Pictures stay out of the copy; set down each line of the listing below exactly.

-*-

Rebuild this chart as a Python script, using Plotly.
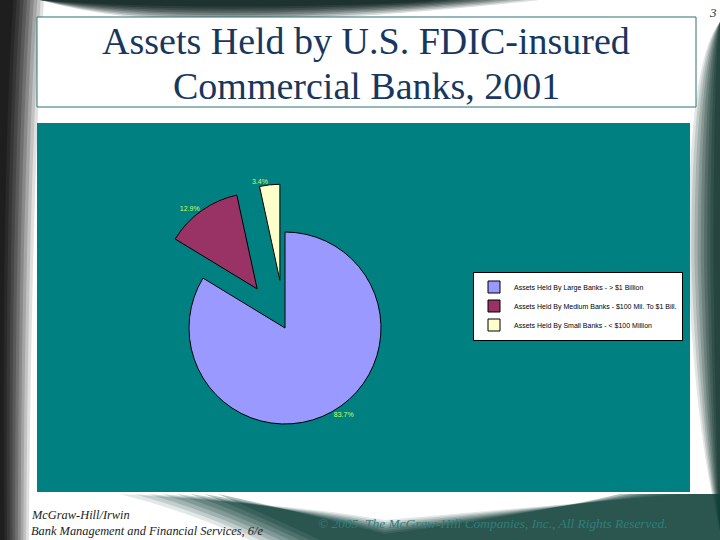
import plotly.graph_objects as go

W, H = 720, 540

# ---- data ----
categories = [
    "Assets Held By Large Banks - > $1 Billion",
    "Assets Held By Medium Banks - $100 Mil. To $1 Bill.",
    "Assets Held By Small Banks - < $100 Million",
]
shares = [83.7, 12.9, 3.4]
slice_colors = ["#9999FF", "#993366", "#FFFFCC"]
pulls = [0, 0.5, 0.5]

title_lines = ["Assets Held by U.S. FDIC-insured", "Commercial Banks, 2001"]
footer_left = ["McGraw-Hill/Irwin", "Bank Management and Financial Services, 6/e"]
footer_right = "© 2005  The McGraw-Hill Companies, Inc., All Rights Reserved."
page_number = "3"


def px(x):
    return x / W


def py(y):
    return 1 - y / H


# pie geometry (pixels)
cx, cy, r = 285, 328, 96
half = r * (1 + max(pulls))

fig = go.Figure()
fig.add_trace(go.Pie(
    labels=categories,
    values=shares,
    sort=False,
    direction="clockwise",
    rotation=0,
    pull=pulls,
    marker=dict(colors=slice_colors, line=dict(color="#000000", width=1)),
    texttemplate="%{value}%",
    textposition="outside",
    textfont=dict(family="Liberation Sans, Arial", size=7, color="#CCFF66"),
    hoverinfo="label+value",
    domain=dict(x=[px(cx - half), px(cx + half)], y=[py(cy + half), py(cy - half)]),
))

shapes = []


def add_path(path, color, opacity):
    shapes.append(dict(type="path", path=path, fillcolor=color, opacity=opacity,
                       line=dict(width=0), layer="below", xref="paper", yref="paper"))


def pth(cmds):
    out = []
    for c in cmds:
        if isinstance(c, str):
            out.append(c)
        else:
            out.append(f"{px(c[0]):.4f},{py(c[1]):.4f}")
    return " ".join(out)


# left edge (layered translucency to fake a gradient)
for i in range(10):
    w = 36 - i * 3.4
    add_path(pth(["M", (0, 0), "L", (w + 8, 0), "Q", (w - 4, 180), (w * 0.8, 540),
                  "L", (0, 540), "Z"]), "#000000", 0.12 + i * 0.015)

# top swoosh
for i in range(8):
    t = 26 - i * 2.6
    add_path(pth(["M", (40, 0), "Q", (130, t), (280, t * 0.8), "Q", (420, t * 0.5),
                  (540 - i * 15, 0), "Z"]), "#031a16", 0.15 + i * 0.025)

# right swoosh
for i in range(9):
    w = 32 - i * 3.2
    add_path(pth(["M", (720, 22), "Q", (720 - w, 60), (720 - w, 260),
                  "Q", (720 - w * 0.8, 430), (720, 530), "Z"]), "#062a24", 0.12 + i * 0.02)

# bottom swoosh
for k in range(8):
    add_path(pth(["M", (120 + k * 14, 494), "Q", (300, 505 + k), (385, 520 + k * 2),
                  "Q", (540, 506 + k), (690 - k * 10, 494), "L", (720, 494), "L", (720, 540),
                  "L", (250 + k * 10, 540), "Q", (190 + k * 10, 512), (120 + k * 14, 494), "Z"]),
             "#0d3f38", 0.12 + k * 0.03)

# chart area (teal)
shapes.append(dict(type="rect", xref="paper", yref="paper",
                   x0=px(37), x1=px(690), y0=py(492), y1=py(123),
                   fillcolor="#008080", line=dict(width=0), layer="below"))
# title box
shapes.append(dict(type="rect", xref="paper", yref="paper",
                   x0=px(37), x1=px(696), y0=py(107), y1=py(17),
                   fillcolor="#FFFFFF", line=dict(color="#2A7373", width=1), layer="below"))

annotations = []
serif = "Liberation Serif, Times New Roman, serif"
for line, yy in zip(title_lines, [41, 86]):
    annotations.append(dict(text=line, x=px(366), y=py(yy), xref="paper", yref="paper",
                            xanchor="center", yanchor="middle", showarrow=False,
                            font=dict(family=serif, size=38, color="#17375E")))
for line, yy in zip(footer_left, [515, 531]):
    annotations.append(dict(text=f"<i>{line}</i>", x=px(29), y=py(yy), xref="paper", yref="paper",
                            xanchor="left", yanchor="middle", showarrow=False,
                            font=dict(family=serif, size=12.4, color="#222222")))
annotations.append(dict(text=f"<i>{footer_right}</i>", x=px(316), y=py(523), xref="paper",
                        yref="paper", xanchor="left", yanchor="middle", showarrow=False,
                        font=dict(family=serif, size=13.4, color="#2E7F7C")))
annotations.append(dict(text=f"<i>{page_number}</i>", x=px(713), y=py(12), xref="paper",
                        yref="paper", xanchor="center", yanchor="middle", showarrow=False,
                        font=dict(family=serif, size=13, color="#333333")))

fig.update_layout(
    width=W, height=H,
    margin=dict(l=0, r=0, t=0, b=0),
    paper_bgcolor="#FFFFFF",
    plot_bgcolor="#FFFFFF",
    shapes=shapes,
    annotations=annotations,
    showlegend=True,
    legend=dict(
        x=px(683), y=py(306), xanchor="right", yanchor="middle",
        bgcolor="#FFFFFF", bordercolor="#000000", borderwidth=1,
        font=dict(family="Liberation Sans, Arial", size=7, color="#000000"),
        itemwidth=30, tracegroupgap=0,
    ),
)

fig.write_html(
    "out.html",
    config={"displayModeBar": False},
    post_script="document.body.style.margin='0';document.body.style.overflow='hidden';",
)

-*-

_SOLUTION_:
Rebuild this chart as a Python script, using Plotly.
import plotly.graph_objects as go

W, H = 720, 540

# ---- data ----
categories = [
    "Assets Held By Large Banks - > $1 Billion",
    "Assets Held By Medium Banks - $100 Mil. To $1 Bill.",
    "Assets Held By Small Banks - < $100 Million",
]
shares = [83.7, 12.9, 3.4]
slice_colors = ["#9999FF", "#993366", "#FFFFCC"]
pulls = [0, 0.5, 0.5]

title_lines = ["Assets Held by U.S. FDIC-insured", "Commercial Banks, 2001"]
footer_left = ["McGraw-Hill/Irwin", "Bank Management and Financial Services, 6/e"]
footer_right = "© 2005  The McGraw-Hill Companies, Inc., All Rights Reserved."
page_number = "3"


def px(x):
    return x / W


def py(y):
    return 1 - y / H


# pie geometry (pixels)
cx, cy, r = 285, 328, 96
half = r * (1 + max(pulls))

fig = go.Figure()
fig.add_trace(go.Pie(
    labels=categories,
    values=shares,
    sort=False,
    direction="clockwise",
    rotation=0,
    pull=pulls,
    marker=dict(colors=slice_colors, line=dict(color="#000000", width=1)),
    texttemplate="%{value}%",
    textposition="outside",
    textfont=dict(family="Liberation Sans, Arial", size=7, color="#CCFF66"),
    hoverinfo="label+value",
    domain=dict(x=[px(cx - half), px(cx + half)], y=[py(cy + half), py(cy - half)]),
))

shapes = []


def add_path(path, color, opacity):
    shapes.append(dict(type="path", path=path, fillcolor=color, opacity=opacity,
                       line=dict(width=0), layer="below", xref="paper", yref="paper"))


def pth(cmds):
    out = []
    for c in cmds:
        if isinstance(c, str):
            out.append(c)
        else:
            out.append(f"{px(c[0]):.4f},{py(c[1]):.4f}")
    return " ".join(out)


# left edge (layered translucency to fake a gradient)
for i in range(10):
    w = 36 - i * 3.4
    add_path(pth(["M", (0, 0), "L", (w + 8, 0), "Q", (w - 4, 180), (w * 0.8, 540),
                  "L", (0, 540), "Z"]), "#000000", 0.12 + i * 0.015)

# top swoosh
for i in range(8):
    t = 26 - i * 2.6
    add_path(pth(["M", (40, 0), "Q", (130, t), (280, t * 0.8), "Q", (420, t * 0.5),
                  (540 - i * 15, 0), "Z"]), "#031a16", 0.15 + i * 0.025)

# right swoosh
for i in range(9):
    w = 32 - i * 3.2
    add_path(pth(["M", (720, 22), "Q", (720 - w, 60), (720 - w, 260),
                  "Q", (720 - w * 0.8, 430), (720, 530), "Z"]), "#062a24", 0.12 + i * 0.02)

# bottom swoosh
for k in range(8):
    add_path(pth(["M", (120 + k * 14, 494), "Q", (300, 505 + k), (385, 520 + k * 2),
                  "Q", (540, 506 + k), (690 - k * 10, 494), "L", (720, 494), "L", (720, 540),
                  "L", (250 + k * 10, 540), "Q", (190 + k * 10, 512), (120 + k * 14, 494), "Z"]),
             "#0d3f38", 0.12 + k * 0.03)

# chart area (teal)
shapes.append(dict(type="rect", xref="paper", yref="paper",
                   x0=px(37), x1=px(690), y0=py(492), y1=py(123),
                   fillcolor="#008080", line=dict(width=0), layer="below"))
# title box
shapes.append(dict(type="rect", xref="paper", yref="paper",
                   x0=px(37), x1=px(696), y0=py(107), y1=py(17),
                   fillcolor="#FFFFFF", line=dict(color="#2A7373", width=1), layer="below"))

annotations = []
serif = "Liberation Serif, Times New Roman, serif"
for line, yy in zip(title_lines, [41, 86]):
    annotations.append(dict(text=line, x=px(366), y=py(yy), xref="paper", yref="paper",
                            xanchor="center", yanchor="middle", showarrow=False,
                            font=dict(family=serif, size=38, color="#17375E")))
for line, yy in zip(footer_left, [515, 531]):
    annotations.append(dict(text=f"<i>{line}</i>", x=px(29), y=py(yy), xref="paper", yref="paper",
                            xanchor="left", yanchor="middle", showarrow=False,
                            font=dict(family=serif, size=12.4, color="#222222")))
annotations.append(dict(text=f"<i>{footer_right}</i>", x=px(316), y=py(523), xref="paper",
                        yref="paper", xanchor="left", yanchor="middle", showarrow=False,
                        font=dict(family=serif, size=13.4, color="#2E7F7C")))
annotations.append(dict(text=f"<i>{page_number}</i>", x=px(713), y=py(12), xref="paper",
                        yref="paper", xanchor="center", yanchor="middle", showarrow=False,
                        font=dict(family=serif, size=13, color="#333333")))

fig.update_layout(
    width=W, height=H,
    margin=dict(l=0, r=0, t=0, b=0),
    paper_bgcolor="#FFFFFF",
    plot_bgcolor="#FFFFFF",
    shapes=shapes,
    annotations=annotations,
    showlegend=True,
    legend=dict(
        x=px(683), y=py(306), xanchor="right", yanchor="middle",
        bgcolor="#FFFFFF", bordercolor="#000000", borderwidth=1,
        font=dict(family="Liberation Sans, Arial", size=7, color="#000000"),
        itemwidth=30, tracegroupgap=0,
    ),
)

fig.write_html(
    "out.html",
    config={"displayModeBar": False},
    post_script="document.body.style.margin='0';document.body.style.overflow='hidden';",
)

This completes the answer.